Chapter Summary

Chapter Summary

Key Points

• 1.

  3D Gaussian Splatting represents scenes as explicit collections of anisotropic 3D Gaussians, each carrying position, covariance, opacity, and appearance attributes. Differentiable rasterisation enables gradient-based optimisation from observations, achieving training in minutes and rendering at $> 100$ FPS --- orders of magnitude faster than NeRF.

• 2.

  The alpha-compositing formula used by 3DGS is a Riemann-sum discretisation of the NeRF volume rendering integral, establishing a theoretical connection between the two representations.

• 3.

  RF-3DGS adapts 3DGS for radio propagation by replacing optical colour with dB-scale received power, using image-based initialisation (instead of SfM), and optimising a dB-scale loss function to handle the large dynamic range of RF measurements.

• 4.

  RFCanvas fuses visual priors (camera + LiDAR) with few-shot RF measurements, reducing the required RF data by $5\times$ through multi-modal initialisation and tensorial RF fields with spherical harmonics for directional scattering.

• 5.

  RadarSplat and GSpaRC extend 3DGS to automotive radar with FMCW-aware rendering, radar cross-section attributes, and physics-based propagation models.
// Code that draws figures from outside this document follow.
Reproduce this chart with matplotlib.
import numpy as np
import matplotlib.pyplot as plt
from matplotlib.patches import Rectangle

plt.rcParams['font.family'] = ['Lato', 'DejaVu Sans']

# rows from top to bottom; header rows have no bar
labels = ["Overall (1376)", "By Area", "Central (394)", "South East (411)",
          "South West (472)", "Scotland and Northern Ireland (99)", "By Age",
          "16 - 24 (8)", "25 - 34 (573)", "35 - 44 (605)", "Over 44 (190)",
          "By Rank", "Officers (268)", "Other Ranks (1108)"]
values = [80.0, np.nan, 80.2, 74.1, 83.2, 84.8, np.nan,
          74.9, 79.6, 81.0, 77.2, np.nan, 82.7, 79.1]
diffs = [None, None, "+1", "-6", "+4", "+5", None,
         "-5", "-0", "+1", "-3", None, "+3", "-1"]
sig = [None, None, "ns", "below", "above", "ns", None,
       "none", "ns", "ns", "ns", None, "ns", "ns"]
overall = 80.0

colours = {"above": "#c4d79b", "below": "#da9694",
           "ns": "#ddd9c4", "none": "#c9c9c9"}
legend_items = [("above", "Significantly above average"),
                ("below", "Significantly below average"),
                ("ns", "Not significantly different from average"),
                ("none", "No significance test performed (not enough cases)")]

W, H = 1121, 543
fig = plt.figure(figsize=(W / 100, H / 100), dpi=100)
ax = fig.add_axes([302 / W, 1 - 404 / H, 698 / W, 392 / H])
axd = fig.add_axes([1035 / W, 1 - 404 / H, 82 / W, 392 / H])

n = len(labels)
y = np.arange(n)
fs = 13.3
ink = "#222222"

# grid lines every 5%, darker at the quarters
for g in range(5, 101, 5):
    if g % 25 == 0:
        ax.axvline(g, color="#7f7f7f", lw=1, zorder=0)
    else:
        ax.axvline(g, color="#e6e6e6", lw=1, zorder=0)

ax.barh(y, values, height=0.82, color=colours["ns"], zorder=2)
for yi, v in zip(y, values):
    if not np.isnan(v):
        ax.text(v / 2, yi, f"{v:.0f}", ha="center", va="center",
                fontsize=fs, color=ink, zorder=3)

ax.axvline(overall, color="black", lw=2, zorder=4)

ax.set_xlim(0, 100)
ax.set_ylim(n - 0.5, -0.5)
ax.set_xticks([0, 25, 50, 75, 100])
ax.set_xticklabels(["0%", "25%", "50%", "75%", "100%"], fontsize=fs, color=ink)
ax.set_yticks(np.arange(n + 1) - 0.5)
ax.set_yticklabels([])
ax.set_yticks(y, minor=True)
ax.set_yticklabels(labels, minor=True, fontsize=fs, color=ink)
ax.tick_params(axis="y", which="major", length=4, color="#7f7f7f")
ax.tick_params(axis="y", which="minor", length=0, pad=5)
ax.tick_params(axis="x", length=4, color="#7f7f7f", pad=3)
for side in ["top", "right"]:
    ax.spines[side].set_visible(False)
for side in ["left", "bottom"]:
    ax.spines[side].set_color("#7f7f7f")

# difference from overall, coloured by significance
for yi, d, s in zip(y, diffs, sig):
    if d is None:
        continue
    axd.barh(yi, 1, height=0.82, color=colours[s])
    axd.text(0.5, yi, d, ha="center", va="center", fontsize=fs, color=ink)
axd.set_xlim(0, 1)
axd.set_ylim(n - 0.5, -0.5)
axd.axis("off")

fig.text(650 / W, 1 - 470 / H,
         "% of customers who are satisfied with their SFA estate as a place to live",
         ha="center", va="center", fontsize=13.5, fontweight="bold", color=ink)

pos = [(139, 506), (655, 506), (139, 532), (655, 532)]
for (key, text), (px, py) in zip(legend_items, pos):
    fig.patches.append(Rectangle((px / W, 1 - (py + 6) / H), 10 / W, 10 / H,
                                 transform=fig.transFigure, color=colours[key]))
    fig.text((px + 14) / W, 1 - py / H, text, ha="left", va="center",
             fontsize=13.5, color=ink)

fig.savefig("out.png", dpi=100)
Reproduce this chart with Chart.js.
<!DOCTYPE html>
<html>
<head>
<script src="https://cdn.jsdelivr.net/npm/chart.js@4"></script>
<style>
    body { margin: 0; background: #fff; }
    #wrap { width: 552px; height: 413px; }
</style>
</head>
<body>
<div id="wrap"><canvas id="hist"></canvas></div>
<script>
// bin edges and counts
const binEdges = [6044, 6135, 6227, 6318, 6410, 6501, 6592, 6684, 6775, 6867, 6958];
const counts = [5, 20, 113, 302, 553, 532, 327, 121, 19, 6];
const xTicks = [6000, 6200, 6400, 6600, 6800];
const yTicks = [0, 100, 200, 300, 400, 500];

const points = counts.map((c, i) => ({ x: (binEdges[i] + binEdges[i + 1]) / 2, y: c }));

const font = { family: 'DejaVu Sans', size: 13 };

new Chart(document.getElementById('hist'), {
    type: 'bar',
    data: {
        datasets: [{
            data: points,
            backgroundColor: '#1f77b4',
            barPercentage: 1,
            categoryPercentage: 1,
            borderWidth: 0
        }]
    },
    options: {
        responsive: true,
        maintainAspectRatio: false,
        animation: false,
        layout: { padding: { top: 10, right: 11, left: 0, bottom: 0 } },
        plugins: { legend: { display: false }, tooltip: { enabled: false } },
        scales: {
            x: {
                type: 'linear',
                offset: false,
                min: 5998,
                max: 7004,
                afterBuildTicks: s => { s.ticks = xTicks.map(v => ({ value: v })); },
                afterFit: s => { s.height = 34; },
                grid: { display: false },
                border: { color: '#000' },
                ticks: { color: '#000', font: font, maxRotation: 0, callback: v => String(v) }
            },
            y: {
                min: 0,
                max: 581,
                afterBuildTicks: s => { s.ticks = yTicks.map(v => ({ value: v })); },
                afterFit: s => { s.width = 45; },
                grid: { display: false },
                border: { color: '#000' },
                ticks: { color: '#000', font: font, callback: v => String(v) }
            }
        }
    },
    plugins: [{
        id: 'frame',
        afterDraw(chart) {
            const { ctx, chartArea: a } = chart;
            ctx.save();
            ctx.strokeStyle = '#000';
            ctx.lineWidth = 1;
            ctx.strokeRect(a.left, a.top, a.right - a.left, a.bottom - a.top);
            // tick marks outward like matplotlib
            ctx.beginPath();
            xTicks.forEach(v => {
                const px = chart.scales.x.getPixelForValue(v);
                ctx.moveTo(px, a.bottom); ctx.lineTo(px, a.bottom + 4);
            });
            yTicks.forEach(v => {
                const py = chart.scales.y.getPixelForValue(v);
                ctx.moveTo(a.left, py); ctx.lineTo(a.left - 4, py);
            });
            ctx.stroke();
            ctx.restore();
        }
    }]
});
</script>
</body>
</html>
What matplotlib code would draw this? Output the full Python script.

Coherent summation (not incoherent power addition) is essential for correct radar modelling.

• 6.

  The choice between NeRF, 3DGS, and SDF for RF depends on the application: 3DGS excels in speed and interpretability; NeRF handles volumetric diffuse scattering; SDF suits specular-dominated mmWave environments.

• 7.

  Open questions include coherent channel reconstruction (beyond power-only), dynamic RF environments, scalability to large scenes, and theoretical reconstruction guarantees analogous to those available for classical estimators.